Negligence Claims and Duty of Care
Regarding the negligence claim, the court found that Williams did not establish that New Penn owed her a duty of care that was breached. It clarified that a lender is generally not liable for negligence unless it engages in conduct that exceeds its traditional role as a lender of money. The court pointed out that New Penn's involvement was limited to facilitating the refinance of Williams's primary loan and that it did not actively participate in the management of the HELOC or the foreclosure process. Additionally, the court referenced a legal precedent indicating that financial institutions do not have a duty to protect borrowers from their financial decisions unless they take on a role beyond that of a typical lender.

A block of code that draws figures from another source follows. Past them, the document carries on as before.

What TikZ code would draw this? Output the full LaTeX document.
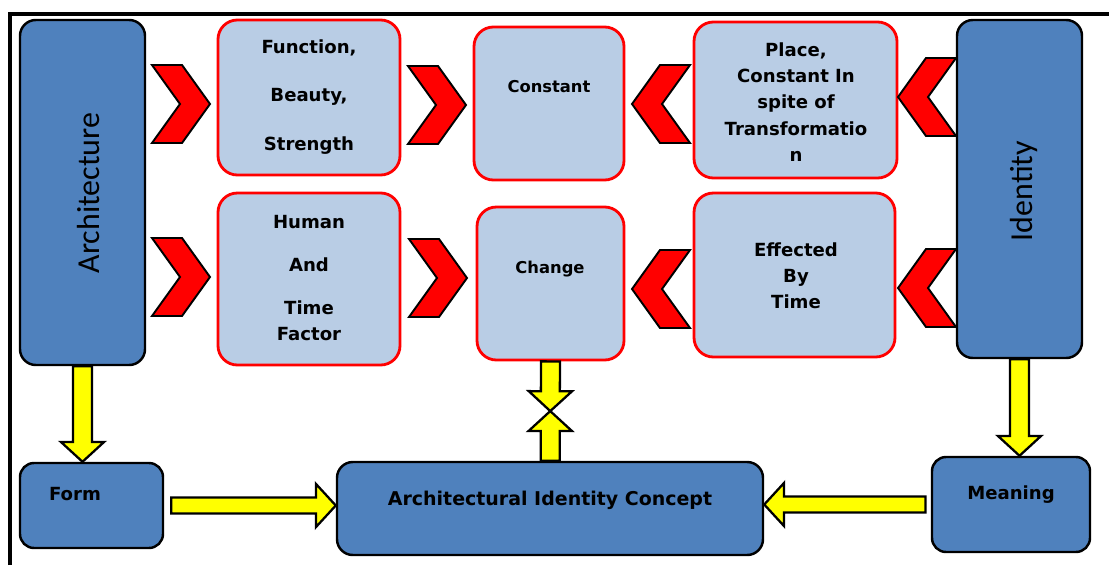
\documentclass[tikz,border=0pt]{standalone}
\usepackage{fontspec}
\setmainfont{DejaVu Sans}
\newfontfamily\calibfont{Carlito}
\usepackage{xcolor}
\usepackage{tikz}
\usetikzlibrary{positioning,fit,calc}
\definecolor{ident-blue}{RGB}{79,129,189}
\definecolor{ident-pale}{RGB}{185,205,229}
\definecolor{ident-red}{RGB}{255,0,0}
\definecolor{ident-yellow}{RGB}{255,255,0}

\tikzset{
  bluebox/.style={draw=black, line width=1.4pt, fill=ident-blue, rounded corners=9pt, inner sep=0pt},
  redbox/.style={draw=ident-red, line width=1.6pt, fill=ident-pale, rounded corners=11pt, inner sep=0pt},
  boxtext/.style={font=\bfseries\fontsize{10.3}{14.9}\selectfont, align=center, inner sep=0pt},
  smalltext/.style={font=\bfseries\fontsize{9.3}{12}\selectfont, inner sep=0pt},
  aictext/.style={font=\bfseries\fontsize{10.8}{13}\selectfont, inner sep=0pt},
  bigtext/.style={font=\calibfont\fontsize{18.2}{20}\selectfont, inner sep=0pt},
  chevron/.style={fill=ident-red, draw=black, line width=1.1pt, line join=miter},
  yarrow/.style={fill=ident-yellow, draw=black, line width=1.3pt, line join=miter},
  chevR/.pic={\draw[chevron] (-29,-39) -- (1,-39) -- (29,0) -- (1,39) -- (-29,39) -- (-1,0) -- cycle;},
  chevL/.pic={\draw[chevron] (29,-39) -- (-1,-39) -- (-29,0) -- (-1,39) -- (29,39) -- (1,0) -- cycle;}
}

% block arrow from #2 to #3, half shaft width #1
\newcommand{\blockarrow}[3][5.4pt]{%
  \draw[yarrow] let \p1=(#2), \p2=(#3),
      \n1={atan2(\y2-\y1,\x2-\x1)}, \n2={veclen(\x2-\x1,\y2-\y1)} in
    [shift={(\p1)}, rotate=\n1]
    (0pt,-#1) -- ({\n2-11.3pt},-#1) -- ({\n2-11.3pt},-12.3pt) -- ({\n2*1pt},0pt)
    -- ({\n2-11.3pt},12.3pt) -- ({\n2-11.3pt},#1) -- (0pt,#1) -- cycle;}

\begin{document}
\begin{tikzpicture}[x=0.02cm, y=-0.02cm]
  \useasboundingbox (0,0) rectangle (1109,565);

  % frame
  \draw[line width=2.2pt] (10,565) -- (10,14) -- (1109,14);

  % Architecture and Identity
  \node[bluebox, fit={(20,20) (145,365)}] (arch) {};
  \node[bigtext, rotate=90] (archT) at (89,193) {Architecture};
  \node[bluebox, fit={(957,20) (1082,358)}] (id) {};
  \node[bigtext, rotate=90] (idT) at (1024,191) {Identity};

  % top row
  \node[redbox, fit={(218,20) (400,175)}] (func) {};
  \node[boxtext] (funcT) at (309,97) {Function,\\[12.9pt]Beauty,\\[12.9pt]Strength};
  \node[redbox, fit={(474,27) (624,180)}] (const) {};
  \node[smalltext] (constT) at (549,87) {Constant};
  \node[redbox, fit={(694,22) (897,178)}] (place) {};
  \node[boxtext] (placeT) at (796,102) {Place,\\Constant In\\spite of\\Transformatio\\n};

  % bottom row
  \node[redbox, fit={(218,193) (400,365)}] (human) {};
  \node[boxtext] (humanT) at (309,278) {Human\\[9.5pt]And\\[9.5pt]Time\\Factor};
  \node[redbox, fit={(477,207) (624,360)}] (change) {};
  \node[smalltext] (changeT) at (550,269) {Change};
  \node[redbox, fit={(694,193) (895,357)}] (effect) {};
  \node[boxtext] (effectT) at (796,276) {Effected\\By\\Time};

  % lower boxes
  \node[bluebox, rounded corners=8pt, fit={(20,463) (163,548)}] (form) {};
  \node[boxtext] (formT) at (75,494) {Form};
  \node[bluebox, fit={(337,462) (763,555)}] (aic) {};
  \node[aictext] (aicT) at (550,500) {Architectural Identity Concept};
  \node[bluebox, rounded corners=8pt, fit={(932,457) (1090,552)}] (meaning) {};
  \node[boxtext] (meaningT) at (1011,495) {Meaning};

  % chevrons
  \pic at (181,104) {chevR};
  \pic at (437,105) {chevR};
  \pic at (661,104) {chevL};
  \pic at (927,97) {chevL};
  \pic at (181,277) {chevR};
  \pic at (438,278) {chevR};
  \pic at (661,289) {chevL};
  \pic at (927,288) {chevL};

  % yellow arrows
  \coordinate (meet) at ($(change.south)!0.5!(aic.north)$);
  \blockarrow{arch.south}{arch.south |- form.north}
  \blockarrow{id.south}{id.south |- meaning.north}
  \blockarrow{change.south}{meet}
  \blockarrow{meet |- aic.north}{meet}
  \blockarrow[4.5pt]{$(form.east)+(4pt,0)$}{form.east -| aic.west}
  \blockarrow[4.5pt]{$(meaning.west)+(-3pt,0)$}{meaning.west -| aic.east}
\end{tikzpicture}
\end{document}
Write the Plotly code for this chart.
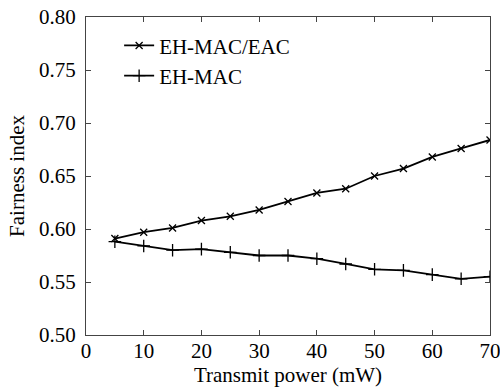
import plotly.graph_objects as go

power = [5, 10, 15, 20, 25, 30, 35, 40, 45, 50, 55, 60, 65, 70]
eh_mac_eac = [0.591, 0.597, 0.601, 0.608, 0.612, 0.618, 0.626, 0.634, 0.638, 0.650, 0.657, 0.668, 0.676, 0.684]
eh_mac = [0.588, 0.584, 0.580, 0.581, 0.578, 0.575, 0.575, 0.572, 0.567, 0.562, 0.561, 0.557, 0.553, 0.555]

font = dict(family="Liberation Serif, Times New Roman, serif", size=21, color="black")

fig = go.Figure()
fig.add_trace(go.Scatter(
    x=power, y=eh_mac_eac, mode="lines+markers", name="EH-MAC/EAC",
    line=dict(color="black", width=1.8),
    marker=dict(symbol="x-thin", size=7, line=dict(color="black", width=1.3)),
))
fig.add_trace(go.Scatter(
    x=power, y=eh_mac, mode="lines+markers", name="EH-MAC",
    line=dict(color="black", width=1.8),
    marker=dict(symbol="cross-thin", size=9, line=dict(color="black", width=1.3)),
))

axis_common = dict(
    showline=True, linecolor="#444", linewidth=1.2, mirror="ticks",
    ticks="inside", ticklen=5, tickcolor="#444", showgrid=False, zeroline=False,
    tickfont=font, automargin=False, ticklabeloverflow="allow",
)
fig.update_xaxes(range=[0, 70], dtick=10, ticklabelstandoff=-3,
                 title=dict(text="Transmit power (mW)", font=font, standoff=0), **axis_common)
fig.update_yaxes(range=[0.50, 0.80], dtick=0.05, tickformat=".2f", ticklabelstandoff=5,
                 title=dict(text="Fairness index", font=font, standoff=8), **axis_common)

fig.update_layout(
    width=500, height=390,
    margin=dict(l=86, r=10, t=17, b=55),
    plot_bgcolor="white", paper_bgcolor="white",
    font=font,
    showlegend=True,
    legend=dict(x=0.082, y=0.974, xanchor="left", yanchor="top", bgcolor="rgba(0,0,0,0)",
                font=font, tracegroupgap=0, itemwidth=30),
)

# remove the default 8px body margin so the figure fills the window exactly
fig.write_html("out.html", config={"displayModeBar": False},
               post_script="document.body.style.margin='0';document.body.style.overflow='hidden';")
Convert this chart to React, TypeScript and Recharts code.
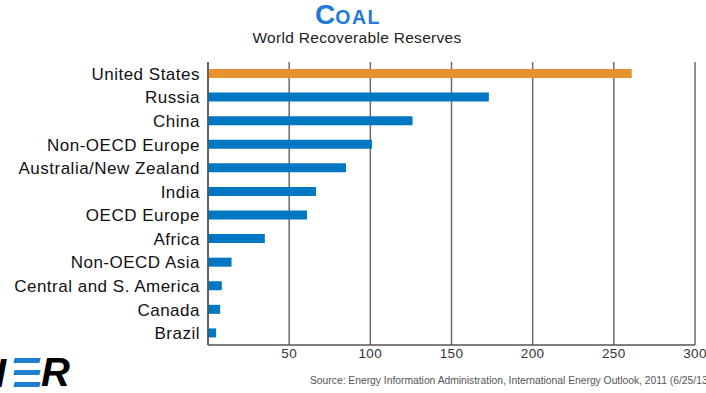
import React from "react";
import { BarChart, Bar, XAxis, YAxis, CartesianGrid, Cell } from "recharts";

const regions = [
  "United States",
  "Russia",
  "China",
  "Non-OECD Europe",
  "Australia/New Zealand",
  "India",
  "OECD Europe",
  "Africa",
  "Non-OECD Asia",
  "Central and S. America",
  "Canada",
  "Brazil",
];
const reserves = [261, 173, 126, 101, 85, 66.5, 61, 35, 14.5, 8.5, 7.5, 5];
const xTicks = [50, 100, 150, 200, 250, 300];

const data = regions.map((name, i) => ({ name, value: reserves[i] }));

const ORANGE = "#E8912F";
const BLUE = "#0077C2";
const FONT = "'Liberation Sans', Arial, sans-serif";

export default function App() {
  return (
    <div style={{ position: "absolute", left: 0, top: 0, width: 706, height: 393, background: "#fff", fontFamily: FONT, overflow: "hidden" }}>
      <div style={{ position: "absolute", left: 315, top: 0, color: "#1F7BD6", fontWeight: "bold", lineHeight: "30px", whiteSpace: "nowrap" }}>
        <span style={{ fontSize: 28 }}>C</span>
        <span style={{ fontSize: 19.5, letterSpacing: 1.5 }}>OAL</span>
      </div>
      <div style={{ position: "absolute", left: 4, width: 706, top: 29, textAlign: "center", color: "#222", fontSize: 15.5, letterSpacing: 0.3, lineHeight: "18px" }}>
        World Recoverable Reserves
      </div>
      <BarChart
        width={706}
        height={393}
        data={data}
        layout="vertical"
        margin={{ top: 62, right: 11, bottom: 0, left: 0 }}
        barCategoryGap={7}
      >
        <CartesianGrid horizontal={false} vertical={true} stroke="#6b6b6b" strokeWidth={1.5} />
        <XAxis
          type="number"
          domain={[0, 300]}
          ticks={xTicks}
          height={48}
          tickLine={false}
          tickSize={0}
          tickMargin={3}
          axisLine={{ stroke: "#555", strokeWidth: 1.5 }}
          tick={{ fill: "#333", fontSize: 13.5, letterSpacing: 0.4, fontFamily: FONT }}
          interval={0}
        />
        <YAxis
          type="category"
          dataKey="name"
          width={208}
          tickLine={false}
          tickSize={0}
          tickMargin={8}
          axisLine={{ stroke: "#555", strokeWidth: 1.5 }}
          tick={{ fill: "#111", fontSize: 17, letterSpacing: 0.5, fontFamily: FONT }}
          interval={0}
        />
        <Bar dataKey="value" barSize={9} isAnimationActive={false}>
          {data.map((d, i) => (
            <Cell key={d.name} fill={i === 0 ? ORANGE : BLUE} />
          ))}
        </Bar>
      </BarChart>
      <div style={{ position: "absolute", left: -5, top: 353, fontSize: 40, fontWeight: "bold", fontStyle: "italic", lineHeight: "40px", color: "#000", whiteSpace: "nowrap" }}>
        I
      </div>
      {[358, 370, 382].map((y) => (
        <div key={y} style={{ position: "absolute", left: 14, top: y, width: 26, height: 5, background: "#1E7FD0", transform: "skewX(-14deg)" }} />
      ))}
      <div style={{ position: "absolute", left: 41, top: 352, fontSize: 40, fontWeight: "bold", fontStyle: "italic", lineHeight: "40px", color: "#000", whiteSpace: "nowrap" }}>
        R
      </div>
      <div style={{ position: "absolute", left: 310, top: 375, fontSize: 10.3, color: "#555", whiteSpace: "nowrap" }}>
        Source: Energy Information Administration, International Energy Outlook, 2011 (6/25/13)
      </div>
    </div>
  );
}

Consequently, Williams's negligence claim was found to lack merit due to the absence of a recognized duty owed by New Penn in this context.
Unfair Competition Law (UCL) Claims
The court also addressed Williams's claim under the California Unfair Competition Law (UCL), concluding that it was without merit. It reasoned that since her UCL claim was based on the same misrepresentations and negligence allegations, it failed for the same reasons. The court stated that there was no evidence of wrongful conduct by New Penn, as the statements made were not actionable misrepresentations. Furthermore, the court noted that Williams’s economic injury was a direct result of her default on the HELOC, and not from any actions taken by New Penn. The court highlighted that, similar to the negligence claim, any alleged wrongful actions by New Penn could not be linked to the foreclosure that led to Williams's loss of her home. Thus, the court affirmed the dismissal of the UCL claim, reinforcing that it was contingent on the viability of the underlying claims, which were found to be lacking in merit.